[Plotting code records]
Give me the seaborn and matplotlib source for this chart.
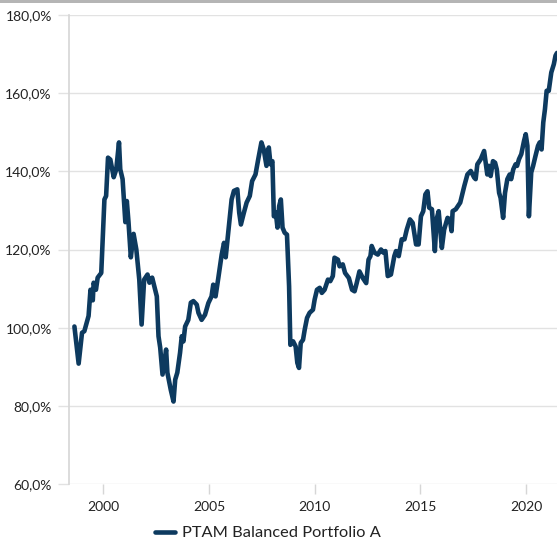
import matplotlib
matplotlib.use("Agg")
import matplotlib.pyplot as plt
from matplotlib.patches import Rectangle
from matplotlib.ticker import FuncFormatter
import seaborn as sns
import pandas as pd

series_name = "PTAM Balanced Portfolio A"

years = [
    1998.63, 1998.83, 1998.99, 1999.10, 1999.30, 1999.39, 1999.50, 1999.54, 1999.65, 1999.73,
    1999.90, 2000.05, 2000.13, 2000.22, 2000.33, 2000.49, 2000.61, 2000.74, 2000.80, 2000.91,
    2001.04, 2001.11, 2001.19, 2001.30, 2001.43, 2001.56, 2001.70, 2001.81, 2001.93, 2002.09,
    2002.18, 2002.31, 2002.53, 2002.61, 2002.69, 2002.80, 2002.97, 2003.03, 2003.19, 2003.32,
    2003.40, 2003.50, 2003.63, 2003.71, 2003.79, 2003.87, 2004.02, 2004.14, 2004.26, 2004.42,
    2004.50, 2004.65, 2004.81, 2004.97, 2005.12, 2005.20, 2005.31, 2005.44, 2005.60, 2005.71,
    2005.79, 2005.91, 2006.07, 2006.18, 2006.34, 2006.43, 2006.51, 2006.65, 2006.78, 2006.93,
    2007.04, 2007.20, 2007.33, 2007.48, 2007.59, 2007.72, 2007.83, 2007.91, 2008.00, 2008.07,
    2008.16, 2008.24, 2008.32, 2008.40, 2008.48, 2008.58, 2008.69, 2008.79, 2008.85, 2008.98,
    2009.10, 2009.18, 2009.26, 2009.34, 2009.45, 2009.53, 2009.64, 2009.76, 2009.92, 2010.00,
    2010.11, 2010.24, 2010.34, 2010.47, 2010.63, 2010.74, 2010.86, 2010.94, 2011.10, 2011.18,
    2011.33, 2011.44, 2011.62, 2011.77, 2011.89, 2011.99, 2012.12, 2012.28, 2012.44, 2012.55,
    2012.64, 2012.70, 2012.83, 2012.99, 2013.14, 2013.25, 2013.35, 2013.46, 2013.61, 2013.77,
    2013.85, 2013.98, 2014.12, 2014.25, 2014.36, 2014.51, 2014.64, 2014.80, 2014.92, 2015.03,
    2015.14, 2015.24, 2015.34, 2015.42, 2015.55, 2015.69, 2015.77, 2015.87, 2016.02, 2016.13,
    2016.29, 2016.40, 2016.48, 2016.53, 2016.68, 2016.89, 2017.08, 2017.23, 2017.39, 2017.55,
    2017.62, 2017.70, 2017.86, 2018.02, 2018.17, 2018.25, 2018.33, 2018.44, 2018.54, 2018.62,
    2018.73, 2018.80, 2018.92, 2019.01, 2019.12, 2019.23, 2019.30, 2019.40, 2019.51, 2019.58,
    2019.67, 2019.78, 2019.91, 2019.99, 2020.07, 2020.14, 2020.25, 2020.34, 2020.45, 2020.57,
    2020.65, 2020.74, 2020.82, 2020.90, 2020.98, 2021.08, 2021.20, 2021.32, 2021.40, 2021.47,
]

values = [
    100.3, 90.8, 98.7, 99.1, 103.0, 109.7, 107.0, 111.5, 109.7, 112.8,
    114.0, 132.8, 133.7, 143.5, 143.0, 138.5, 140.5, 147.4, 140.5, 138.0,
    127.0, 132.4, 127.0, 118.0, 124.0, 120.0, 112.3, 100.8, 112.3, 113.6,
    111.5, 112.8, 108.0, 97.8, 94.9, 88.0, 94.4, 88.5, 84.1, 81.1,
    86.7, 88.5, 93.6, 97.8, 96.5, 100.3, 102.0, 106.4, 106.8, 105.9,
    103.8, 102.0, 103.3, 106.3, 108.0, 111.0, 108.0, 112.7, 118.7, 121.7,
    118.0, 124.3, 132.8, 135.0, 135.4, 129.4, 126.4, 129.4, 132.0, 133.7,
    137.5, 139.2, 143.1, 147.4, 145.6, 141.4, 146.1, 141.8, 142.6, 128.5,
    129.5, 125.6, 131.1, 132.8, 125.6, 124.3, 123.8, 110.6, 95.6, 96.5,
    95.2, 91.0, 89.7, 96.1, 96.9, 99.5, 102.5, 103.8, 104.6, 107.2,
    109.7, 110.2, 108.9, 109.7, 112.3, 111.9, 113.2, 117.9, 117.4, 115.7,
    116.2, 114.0, 112.7, 109.7, 109.3, 111.4, 114.4, 112.7, 111.4, 117.4,
    118.3, 120.9, 119.2, 118.7, 120.0, 119.2, 119.6, 113.2, 113.6, 118.3,
    119.6, 118.3, 122.6, 122.6, 125.1, 127.7, 126.8, 121.3, 121.3, 128.5,
    129.8, 134.1, 134.9, 130.7, 130.3, 119.6, 127.7, 129.8, 120.4, 125.1,
    128.1, 127.7, 124.7, 129.8, 130.3, 132.0, 136.2, 139.2, 140.1, 138.4,
    138.0, 141.8, 143.1, 145.2, 139.2, 141.4, 138.8, 142.6, 142.2, 140.5,
    134.5, 133.2, 128.1, 134.5, 138.0, 139.2, 138.0, 140.5, 141.8, 141.4,
    143.1, 144.4, 147.8, 149.5, 146.5, 128.5, 139.7, 141.4, 143.9, 146.5,
    147.4, 145.6, 152.5, 155.9, 160.6, 160.6, 165.3, 167.4, 169.6, 170.3,
]

x_ticks = [2000, 2005, 2010, 2015, 2020]
y_ticks = [60, 80, 100, 120, 140, 160, 180]

df = pd.DataFrame({"year": years, "value": values, "series": series_name})

sns.set_theme(style="white")
plt.rcParams["font.family"] = ["Lato", "DejaVu Sans"]

line_color = "#0d3a5f"
grid_color = "#e2e2e2"
text_color = "#222222"

fig = plt.figure(figsize=(5.57, 5.43), dpi=100)
ax = fig.add_axes([68.5 / 557, 1 - 484 / 543, 1 - 68.5 / 557, (484 - 15) / 543])

sns.lineplot(data=df, x="year", y="value", hue="series", palette=[line_color],
             linewidth=3.3, ax=ax, legend=False, solid_joinstyle="round")

ax.set_xlim(1998.35, 2021.47)
ax.set_ylim(60, 180)
ax.set_xticks(x_ticks)
ax.set_yticks(y_ticks)
ax.xaxis.set_major_formatter(FuncFormatter(lambda v, p: f"{int(v)}"))
ax.yaxis.set_major_formatter(FuncFormatter(lambda v, p: f"{v:.1f}%".replace(".", ",")))
ax.set_xlabel("")
ax.set_ylabel("")

ax.grid(axis="y", color=grid_color, linewidth=1.0)
ax.grid(axis="x", visible=False)
ax.set_axisbelow(True)

for s in ["top", "right", "bottom"]:
    ax.spines[s].set_visible(False)
ax.spines["left"].set_color("#d6d6d6")
ax.spines["left"].set_linewidth(1.2)

ax.tick_params(axis="y", which="major", length=8, width=1.0, color=grid_color,
               labelsize=10, labelcolor=text_color, pad=4, left=True)
ax.tick_params(axis="x", which="major", length=7, width=1.0, color="#d6d6d6",
               labelsize=10, labelcolor=text_color, pad=5, bottom=True, direction="out")

handle = plt.Line2D([], [], color=line_color, linewidth=3.3)
fig.legend([handle], [series_name], loc="center", bbox_to_anchor=(268 / 557, 1 - 533 / 543),
           frameon=False, fontsize=11.8, handlelength=1.2, handletextpad=0.45,
           labelcolor=text_color)

fig.patches.append(Rectangle((0, 1 - 3 / 543), 1, 3 / 543, transform=fig.transFigure,
                             facecolor="#b5b5b5", edgecolor="none"))

fig.savefig("out.png", dpi=100)
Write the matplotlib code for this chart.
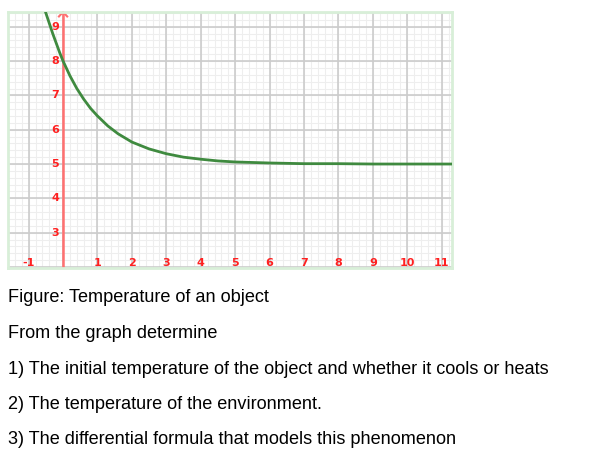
import numpy as np
import matplotlib.pyplot as plt

# temperature curve
t_vals = [-0.5, -0.3, -0.1, 0.0, 0.2, 0.4, 0.6, 0.8, 1.0, 1.3, 1.6, 2.0, 2.5, 3.0,
          3.5, 4.0, 4.5, 5.0, 6.0, 7.0, 8.0, 9.0, 10.0, 11.3]
temp_vals = [9.40, 8.80, 8.25, 8.00, 7.57, 7.20, 6.89, 6.62, 6.40, 6.11, 5.88, 5.64,
             5.44, 5.30, 5.20, 5.14, 5.09, 5.06, 5.03, 5.01, 5.01, 5.00, 5.00, 5.00]
x_ticks = [-1, 1, 2, 3, 4, 5, 6, 7, 8, 9, 10, 11]
y_ticks = [3, 4, 5, 6, 7, 8, 9]
lines = ["Figure: Temperature of an object",
         "From the graph determine",
         "1) The initial temperature of the object and whether it cools or heats",
         "2) The temperature of the environment.",
         "3) The differential formula that models this phenomenon"]

fig = plt.figure(figsize=(5.89, 4.58), dpi=100)
ax = fig.add_axes([8 / 589, 1 - 268 / 458, 444 / 589, 256 / 458])
ax.set_xlim(-1.6, 11.3)
ax.set_ylim(1.97, 9.43)

for v in np.arange(-1.6, 11.4, 0.2):
    ax.axvline(v, color='#eeeeee', lw=0.8, zorder=0)
for v in np.arange(2.0, 9.5, 0.2):
    ax.axhline(v, color='#eeeeee', lw=0.8, zorder=0)
for v in range(-1, 12):
    ax.axvline(v, color='#cccccc', lw=1.2, zorder=1)
for v in range(2, 10):
    ax.axhline(v, color='#cccccc', lw=1.2, zorder=1)

ax.axvline(0, color='#ff7070', lw=1.8, zorder=2)
ax.plot([-0.12, 0, 0.12], [9.3, 9.43, 9.3], color='#ff7070', lw=1.5, zorder=2, clip_on=False)
ax.plot(t_vals, temp_vals, color='#3f8a3f', lw=2, zorder=3)

for v in x_ticks:
    ax.text(v, 2.13, str(v), color='#ff2020', fontsize=8, ha='center', va='center',
            fontweight='bold', zorder=4)
for v in y_ticks:
    ax.text(-0.22, v, str(v), color='#ff2020', fontsize=8, ha='center', va='center',
            fontweight='bold', zorder=4)

ax.set_xticks([])
ax.set_yticks([])
for s in ax.spines.values():
    s.set_color('#d8efd8')
    s.set_linewidth(2)

for i, line in enumerate(lines):
    fig.text(8 / 589, 1 - (298 + i * 35.5) / 458, line, fontsize=13.1,
             family='Liberation Sans', va='center', ha='left')

fig.savefig('out.png', dpi=100)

▸ **WHAT IS REQUIRED**: Among the records above, locate the line containing "Write the matplotlib code for this chart." and the line containing "ax.set_ylim(1.97, 9.43)", then transcribe exactly the lines starting at the first and ending at the second, with no pictures.

▸ **ANSWER TO THIS PROBLEM**:
Write the matplotlib code for this chart.
import numpy as np
import matplotlib.pyplot as plt

# temperature curve
t_vals = [-0.5, -0.3, -0.1, 0.0, 0.2, 0.4, 0.6, 0.8, 1.0, 1.3, 1.6, 2.0, 2.5, 3.0,
          3.5, 4.0, 4.5, 5.0, 6.0, 7.0, 8.0, 9.0, 10.0, 11.3]
temp_vals = [9.40, 8.80, 8.25, 8.00, 7.57, 7.20, 6.89, 6.62, 6.40, 6.11, 5.88, 5.64,
             5.44, 5.30, 5.20, 5.14, 5.09, 5.06, 5.03, 5.01, 5.01, 5.00, 5.00, 5.00]
x_ticks = [-1, 1, 2, 3, 4, 5, 6, 7, 8, 9, 10, 11]
y_ticks = [3, 4, 5, 6, 7, 8, 9]
lines = ["Figure: Temperature of an object",
         "From the graph determine",
         "1) The initial temperature of the object and whether it cools or heats",
         "2) The temperature of the environment.",
         "3) The differential formula that models this phenomenon"]

fig = plt.figure(figsize=(5.89, 4.58), dpi=100)
ax = fig.add_axes([8 / 589, 1 - 268 / 458, 444 / 589, 256 / 458])
ax.set_xlim(-1.6, 11.3)
ax.set_ylim(1.97, 9.43)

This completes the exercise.